Второй атрибут, приписываемый старости, столь же возвышенного свойства, что и мудрость, при этом значение его еще более туманно. Не будем искать значение слова «цельность», глядя на статуи и памятники великих и бессмертных, а лучше снова заглянем в словарь, где найдем наиболее содержательное описание.
После перечисления множества слов, из которых могла родиться «цельность» – «integrity», параграф неожиданно заканчивается словом «такт». Ищем производные этого элемента: контакт – «contact», нетронутый – «intact», тактильный – «tactile», осязаемый – «tangible», сцепление – «tack» и даже прикосновение – «touch»; то есть нечто телесное, связанное с нашим телом и нашими чувствами. С их помощью мы конструируем научные системы, придаем форму материалам, откликаемся на возвышенные, мощные и мудрые послания земли и небес. Мы живем, движемся и взаимодействуем друг с другом в реальном мире. Без контакта нет роста, без контакта невозможна жизнь. Независимость – это заблуждение.

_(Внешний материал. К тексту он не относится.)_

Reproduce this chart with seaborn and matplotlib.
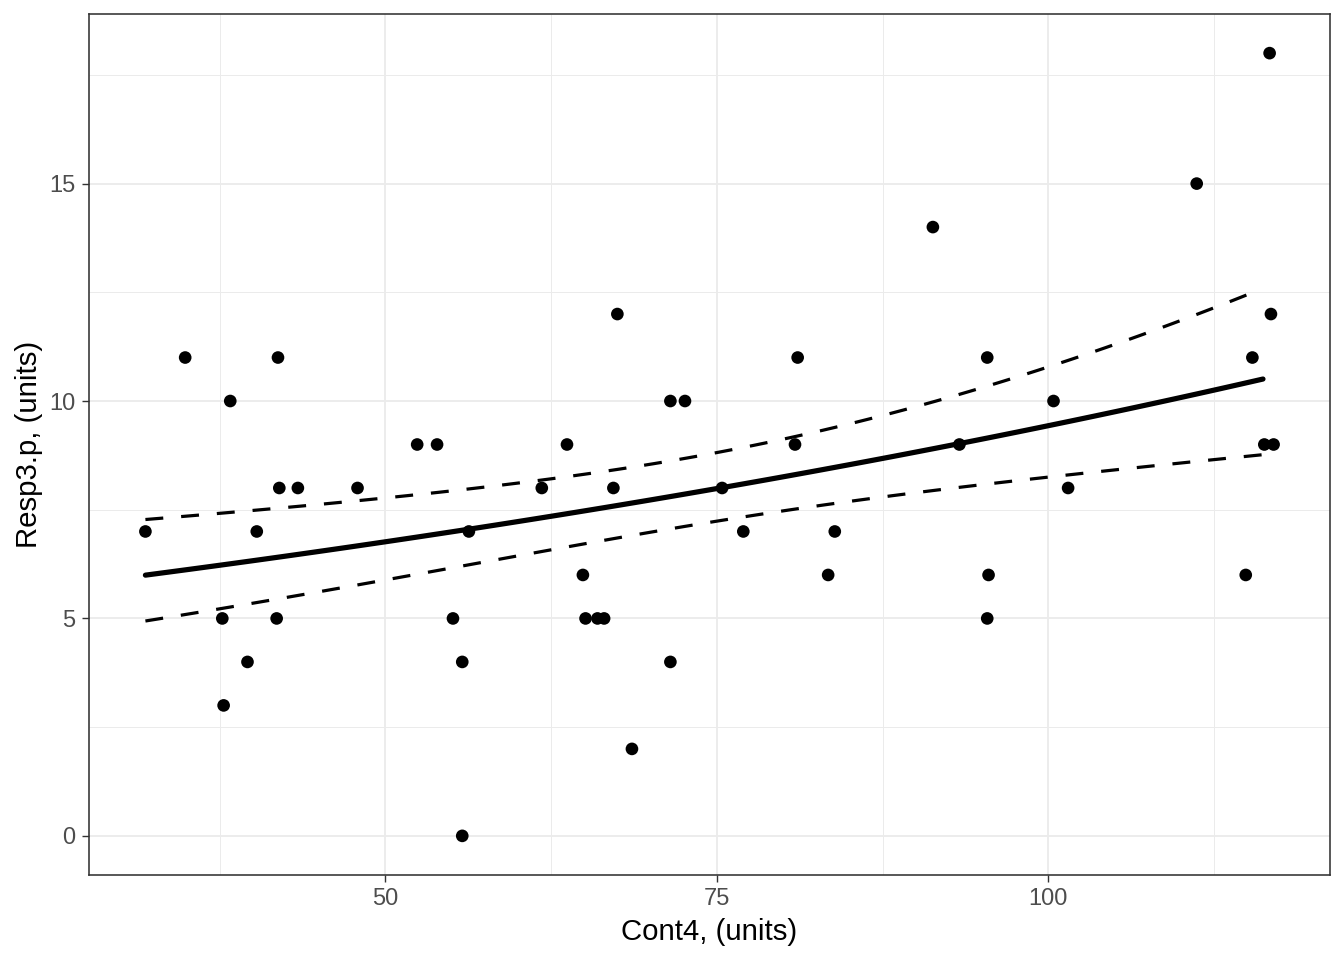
import matplotlib
matplotlib.use("Agg")
import matplotlib.pyplot as plt
import numpy as np
import pandas as pd
import seaborn as sns
from matplotlib.ticker import MultipleLocator

cont4 = [31.9, 34.9, 37.7, 37.8, 38.3, 39.6, 40.3, 41.9, 42.0, 41.8,
         43.4, 47.9, 52.4, 53.9, 55.1, 55.8, 55.8, 56.3, 61.8, 63.7,
         64.9, 65.1, 66.0, 66.5, 67.2, 67.5, 68.6, 71.5, 71.5, 72.6,
         75.4, 77.0, 80.9, 81.1, 83.4, 83.9, 91.3, 93.3, 95.4, 95.5,
         95.4, 100.4, 101.5, 111.2, 114.9, 115.4, 116.3, 116.7, 116.8, 117.0]
resp3 = [7, 11, 5, 3, 10, 4, 7, 11, 8, 5,
         8, 8, 9, 9, 5, 4, 0, 7, 8, 9,
         6, 5, 5, 5, 8, 12, 2, 10, 4, 10,
         8, 7, 9, 11, 6, 7, 14, 9, 11, 6,
         5, 10, 8, 15, 6, 11, 9, 18, 12, 9]

# range of the prediction grid used for the fitted curve
pred_start = 31.9
pred_end = 116.2

x_ticks = [50, 75, 100]
y_ticks = [0, 5, 10, 15]


def fit_poisson(x, y, n_iter=50):
    """Poisson GLM with log link, fitted by IRLS."""
    X = np.column_stack([np.ones_like(x), x])
    beta = np.array([np.log(y.mean()), 0.0])
    for _ in range(n_iter):
        eta = X @ beta
        mu = np.exp(eta)
        z = eta + (y - mu) / mu
        XtW = X.T * mu
        beta = np.linalg.solve(XtW @ X, XtW @ z)
    mu = np.exp(X @ beta)
    cov = np.linalg.inv((X.T * mu) @ X)
    return beta, cov


x = np.array(cont4, dtype=float)
y = np.array(resp3, dtype=float)
beta, cov = fit_poisson(x, y)

grid = np.linspace(pred_start, pred_end, 100)
Xg = np.column_stack([np.ones_like(grid), grid])
eta = Xg @ beta
se = np.sqrt(np.einsum("ij,jk,ik->i", Xg, cov, Xg))
pred = pd.DataFrame({
    "x": grid,
    "fit": np.exp(eta),
    "lwr": np.exp(eta - 1.96 * se),
    "upr": np.exp(eta + 1.96 * se),
})
points = pd.DataFrame({"Cont4": x, "Resp3": y})

sns.set_theme(style="white")
plt.rcParams["font.family"] = ["Liberation Sans", "DejaVu Sans"]

fig = plt.figure(figsize=(1344 / 144, 960 / 144), dpi=144)
ax = fig.add_axes([89 / 1344, 1 - 875 / 960, (1330 - 89) / 1344, (875 - 14) / 960])

sns.scatterplot(data=points, x="Cont4", y="Resp3", color="black", s=40,
                edgecolor="none", ax=ax, zorder=3)
sns.lineplot(data=pred, x="x", y="fit", color="black", linewidth=2.6, ax=ax, zorder=4)
for col in ["lwr", "upr"]:
    sns.lineplot(data=pred, x="x", y=col, color="black", linewidth=1.6,
                 ax=ax, zorder=4)
    ax.lines[-1].set_dashes((5.6, 5.6))

# ggplot-like 5% expansion
xr = x.max() - x.min()
ax.set_xlim(x.min() - 0.05 * xr, x.max() + 0.05 * xr)
yr = y.max() - y.min()
ax.set_ylim(y.min() - 0.05 * yr, y.max() + 0.05 * yr)

ax.set_xticks(x_ticks)
ax.set_yticks(y_ticks)
ax.xaxis.set_minor_locator(MultipleLocator(12.5))
ax.yaxis.set_minor_locator(MultipleLocator(2.5))
ax.grid(which="major", color="#EBEBEB", linewidth=0.95)
ax.grid(which="minor", color="#EBEBEB", linewidth=0.5)
ax.set_axisbelow(True)
ax.tick_params(which="major", bottom=True, left=True, length=3.7, width=0.7,
               color="#333333", labelsize=11.8, labelcolor="#4D4D4D", pad=3)
ax.tick_params(which="minor", length=0)
for sp in ax.spines.values():
    sp.set_color("#333333")
    sp.set_linewidth(0.8)

ax.set_xlabel("Cont4, (units)", fontsize=14.7, color="black", labelpad=4)
ax.set_ylabel("Resp3.p, (units)", fontsize=14.7, color="black", labelpad=3)

fig.savefig("out.png", dpi=144)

Такой подход к определению цельности позволяет оживить молчаливые и неподвижные статуи. Грубейшей несправедливостью было бы считать цельность благородным девизом, вышитым на знамени, которое разворачивают в подходящих ситуациях. Цельность обладает функцией связи с миром, с вещами этого мира, а главное – с людьми. Это осязаемый и ощущаемый способ проживания, а не просто высокая, благая цель, которую нужно стремиться достичь. Когда мы говорим о чьей-то работе, что она обладает цельностью, эта высшая ее оценка, потому что такая работа демонстрирует способность объединять людей. Она не эфемерна, а устойчива и надежна. Это есть подтверждение значимости зрения и слуха и умения использовать наши чувства.